Jonathan Rees wrote:
> On Sat, Feb 26, 2011 at 11:26 AM, Nathan <nathan@webr3.org> wrote:
>> Jonathan Rees wrote:
>>> On Sat, Feb 26, 2011 at 4:26 AM, Nathan <nathan@webr3.org> wrote:
>>>> I've just been reading huge chunks of archived messages again, and
>>>> there's a
>>>> consistent phrase coming out that's just flat out wrong.
>>>>
>>>>  "a representation of the resource"
>>>>
>>>> that's not what HTTP and the specs say, a representation is a
>>>> representation
>>>> of the current or intended state of a resource. not a representation of
>>>> the
>>>> resource.
>>> While I agree that the first is unjustified, I'm not convinced that
>>> the second has any support in the specs, other than fleeting mention
>>> in AWWW.
>> this seems pretty clear to me:
>>
>>   A "representation" is information in a format that can be readily
>>   communicated from one party to another.  A resource representation is
>>   information that reflects the state of that resource, as observed at
>>   some point in the past (e.g., in a response to GET) or to be desired
>>   at some point in the future (e.g., in a PUT request).
>>
>> http://tools.ietf.org/html/draft-ietf-httpbis-p3-payload-12#section-4
> 
> I wasn't counting HTTPbis as a 'spec' because it hasn't gone to last
> call (or equivalent) yet... but you're right, Roy is pushing this new
> terminology (borrowed from AWWW perhaps), and I'm not exactly happy
> about it, but I'm not sure what harm it will result.

afaict none, considering HTTP is just a transfer protocol, and I have to 
confess I'm of the opposite opinion and see it as being very important, 
we need to be able to GET a document, edit it and PUT the new version 
back, that state transfer is important, critical even.

>> but even regardless of that, if you GET a 200 OK then the URI must refer to
>> a resource,
> 
> I could argue against this... what it refers to depends on who is
> writing and reading the reference...

you could be reading to much in to this, if you GET <u> and receive a 
200 OK then you know that what <u> refers to, exists.
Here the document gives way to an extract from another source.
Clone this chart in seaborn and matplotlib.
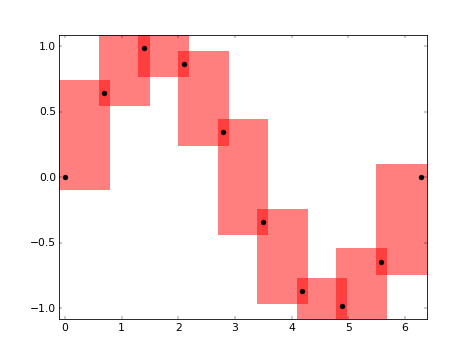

As in, you've 
established it exists, as opposed to a 404 where you simply don't know.

see http://webr3.org/http-combinations.txt "The possible states of a 
resource are:..." section

>> which has a state (even if that state is just existence),
> 
> ... not clear to me ...

as above

>> and
>> the HTTP Interface is a property of that resource,
> 
> ... not at all clear to me, and this seems to contradict TimBL's view
> that Moby Dick the novel is an information resource ...

Moby Dick the book/novel has been digitized/webized and one of it's many 
properties is that a webresentation of it can be accessed via HTTP; one 
way of looking at it is to imagine that every single copy of moby dick 
has been removed from existence, all that is apart from this one 
http://www.princeton.edu/~batke/moby/ does moby dick the novel still 
exist such that all it's vital properties remain? yes. The same is true 
for a particular photo, a video, the declaration of independence, a book 
about moby dick the novel - and similarly this is a property which a 
another set of things does not have, for example me, you, a toucan and 
Dan's car.

>> therefore the class of all HTTP resources
> 
> definition please?

... this is an informal definition, we can formalize later ...

>> must be the class of all things which exist and have the
>> HTTP Interface as a property - we can say everything else is hidden by the
>> interface, but the aforemention still remains true, does it not?
> 
> How would you know of a given thing, say seven or the color white or
> the George Washington Bridge, that it did *not* "have the HTTP
> Interface as a property"? (Other than by reading and believing what
> TimBL and I have been saying on the subject?)

the George Washington Bridge is an easy one, and as described above, it 
cannot exist on the web, it cannot be digitized/webized transferred via 
a transfer protocol. As for the number seven, that's one for the 
philosophers to discuss mathematical realism, and the reason why we have 
literals in RDF for such platonic abstractions - my gut is "no" though, 
a description of sure, the number seven, no. As for the color white, 
much the same as with numbers.

> You have to be very careful here because "resources" and
> "representations" and "state" and all that are at best theories, at
> worst gibberish, or fetishes. Talking about this stuff ontologically
> is just begging for trouble. We are not linguists or philosophers, we
> are engineers, and we need to talk like engineers. When I say that in
> my opinion a dereferenceable URI ought to refer to the information
> resource at that URI, I am not talking ontology, I have very
> operational and consequential behavior in mind. I spent a lot of time
> scouring the specs for the kind of ontological hints you seem to be
> looking for, and concluded that they're just not there. That's why I
> think we need a consensus document - some solution needs to be
> engineered, and neither the RFCs nor the TAG's resolution gives the
> community what it needs.

don't worry, I'm of the same school of thought as you, IRs exist, they 
are a distinct class of thing, and I'm just looking to get the vital 
properties that distinguish an IR from something which is not an IR. If 
one can prove that IRs exist, and that dereferencable HTTP URIs cannot 
refer to anything but an IR, in reality not just specs and words and 
ontologies, then we can move forward (and potentially not waste time on 
a plan B which would conflict with reality).